**AIM OF THE TASK**
Which lines hold the word "diagram"? Copy each one.

**DATA PROVIDED**
--- START ---
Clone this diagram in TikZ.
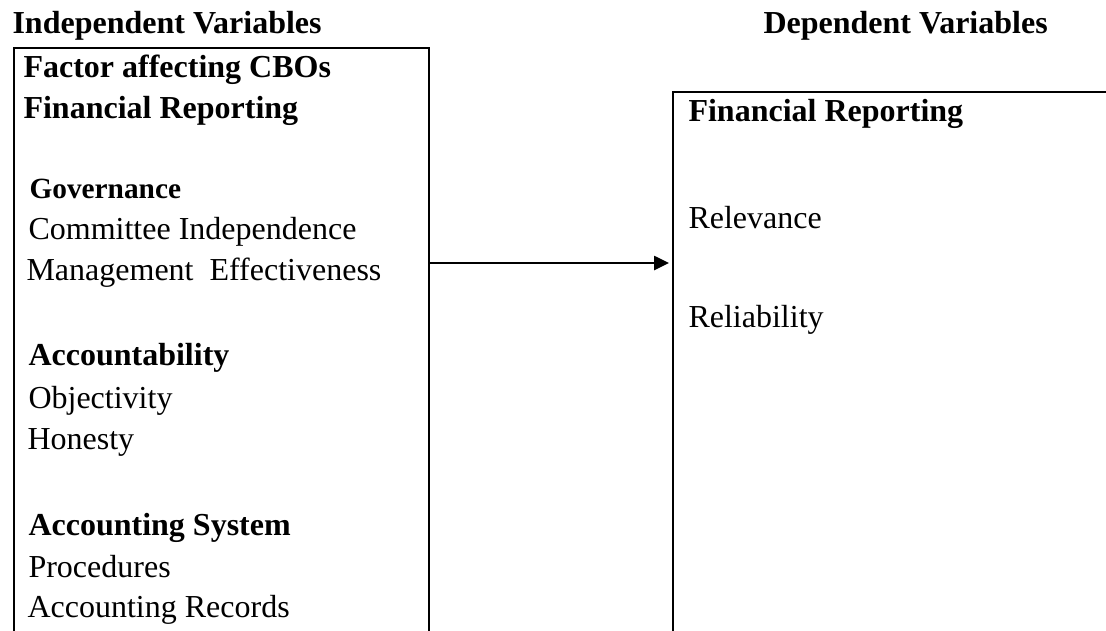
\documentclass[tikz,border=0pt]{standalone}
\usepackage{fontspec}
\setmainfont{Liberation Serif}
\usepackage{tikz}
\usetikzlibrary{arrows.meta}

\tikzset{
  txt/.style={anchor=base west,inner sep=0pt,font=\fontsize{12}{14}\selectfont},
  head/.style={txt,font=\fontsize{12}{14}\selectfont\bfseries},
  subhead/.style={txt,font=\fontsize{11}{13}\selectfont\bfseries},
  frame/.style={line width=0.9pt},
  flow/.style={line width=0.75pt,-{Triangle[length=5.6pt,width=5.3pt]}}
}

\begin{document}
\begin{tikzpicture}[x=0.375pt,y=-0.375pt]
\useasboundingbox (0,0) rectangle (1106,630);

% column titles
\node[head] (indep) at (12,33) {Independent Variables};
\node[head] (dep) at (763,33) {Dependent Variables};

% left box, open at the bottom
\draw[frame] (14,700) |- (429,48) -- (429,700);
\node[head] (fac) at (23,77) {Factor affecting CBOs};
\node[head] (fin) at (23,118) {Financial Reporting};

\node[subhead] (gov) at (29,198) {Governance};
\node[txt] (com) at (28,239) {Committee Independence};
\node[txt] (man) at (26,280) {Management\ \ Effectiveness};

\node[head] (acc) at (28,365) {Accountability};
\node[txt] (obj) at (28,408) {Objectivity};
\node[txt] (hon) at (27,449) {Honesty};

\node[head] (sys) at (28,535) {Accounting System};
\node[txt] (pro) at (28,577) {Procedures};
\node[txt] (rec) at (27,617) {Accounting Records};

% right box, runs off the page
\draw[frame] (673,700) |- (1200,92);
\node[head] (rep) at (688,121) {Financial Reporting};
\node[txt] (rel) at (688,228) {Relevance};
\node[txt] (lia) at (688,327) {Reliability};

% link between the two
\coordinate (out) at (429,263);
\coordinate (in) at (669,263);
\draw[flow] (out) -- (in);

\end{tikzpicture}
\end{document}
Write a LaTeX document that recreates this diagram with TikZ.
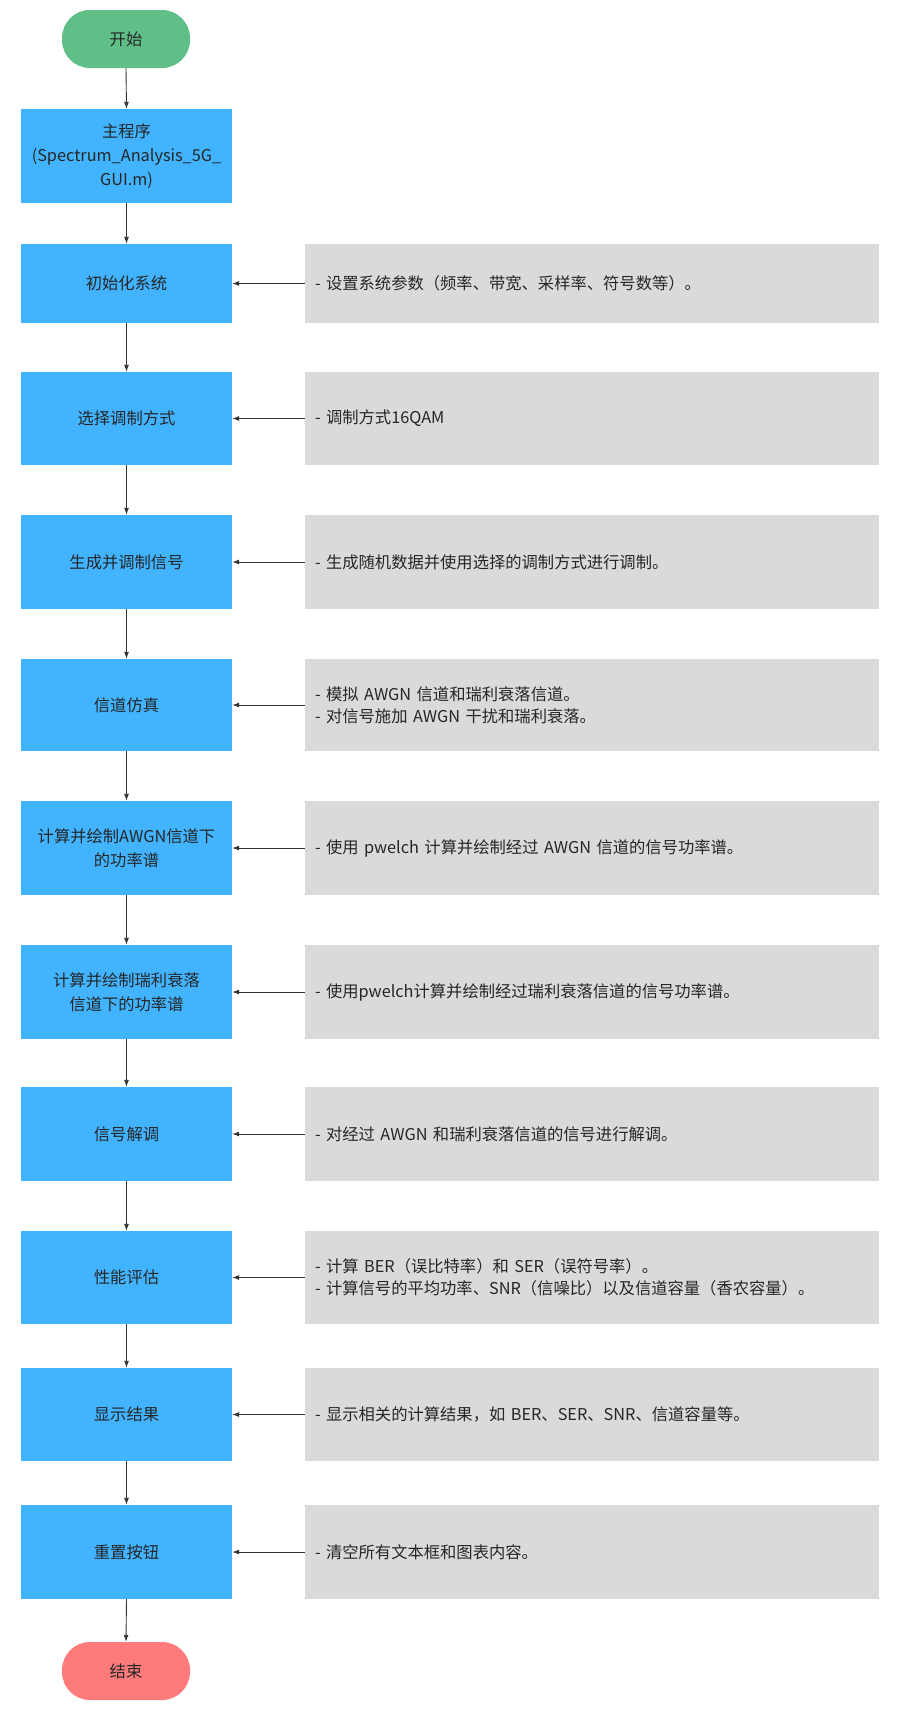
\documentclass[tikz,border=0pt]{standalone}
\usepackage{fontspec}
\setmainfont{Noto Sans CJK SC}
\usetikzlibrary{arrows.meta}
\definecolor{bl}{HTML}{42B4FF}
\definecolor{gr}{HTML}{5FBF87}
\definecolor{rd}{HTML}{FF7B7B}
\definecolor{gy}{HTML}{DADADA}
\definecolor{ln}{HTML}{333333}
\tikzset{
  proc/.style={fill=bl,draw=none,minimum width=211pt,inner sep=0pt,align=center,font=\fontsize{16.3}{24}\selectfont,text=black!85},
  note/.style={fill=gy,draw=none,minimum width=574pt,inner sep=0pt,text width=554pt,align=left,font=\fontsize{16.3}{22}\selectfont,text=black!85},
  term/.style={rounded corners=28pt,minimum width=128pt,minimum height=58pt,inner sep=0pt,font=\fontsize{16.3}{20}\selectfont,text=black!85},
  arr/.style={draw=ln,line width=0.9pt,-{Latex[length=7pt,width=5pt]}}
}
\begin{document}
\begin{tikzpicture}[x=1pt,y=-1pt]
\useasboundingbox[fill=white] (0,0) rectangle (900,1732);
\node[term,fill=gr] (s) at (126,39) {开始};
\node[proc,minimum height=94pt] (m) at (126.5,156) {主程序\\(Spectrum\_Analysis\_5G\_\\GUI.m)};
\newcommand\row[5]{%
  \node[proc,minimum height=#3pt] (#1) at (126.5,#2) {#4};
  \node[note,minimum height=#3pt] (#1n) at (592,#2) {#5};
  \draw[arr] (#1n.west) -- (#1.east);}
\row{a}{283.5}{79}{初始化系统}{- 设置系统参数（频率、带宽、采样率、符号数等）。}
\row{b}{418.5}{93}{选择调制方式}{- 调制方式16QAM}
\row{c}{562}{94}{生成并调制信号}{- 生成随机数据并使用选择的调制方式进行调制。}
\row{d}{705}{92}{信道仿真}{- 模拟 AWGN 信道和瑞利衰落信道。\\- 对信号施加 AWGN 干扰和瑞利衰落。}
\row{e}{848}{94}{计算并绘制AWGN信道下\\的功率谱}{- 使用 pwelch 计算并绘制经过 AWGN 信道的信号功率谱。}
\row{f}{992}{94}{计算并绘制瑞利衰落\\信道下的功率谱}{- 使用pwelch计算并绘制经过瑞利衰落信道的信号功率谱。}
\row{g}{1134}{94}{信号解调}{- 对经过 AWGN 和瑞利衰落信道的信号进行解调。}
\row{h}{1277.5}{93}{性能评估}{- 计算 BER（误比特率）和 SER（误符号率）。\\- 计算信号的平均功率、SNR（信噪比）以及信道容量（香农容量）。}
\row{i}{1414.5}{93}{显示结果}{- 显示相关的计算结果，如 BER、SER、SNR、信道容量等。}
\row{j}{1552}{94}{重置按钮}{- 清空所有文本框和图表内容。}
\node[term,fill=rd] (t) at (126,1671) {结束};
\foreach \p/\q in {s/m,m/a,a/b,b/c,c/d,d/e,e/f,f/g,g/h,h/i,i/j,j/t}
  \draw[arr] (\p.south) -- (\q.north);
\end{tikzpicture}
\end{document}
--- END ---
**TASK ANSWER**
Clone this diagram in TikZ.
Write a LaTeX document that recreates this diagram with TikZ.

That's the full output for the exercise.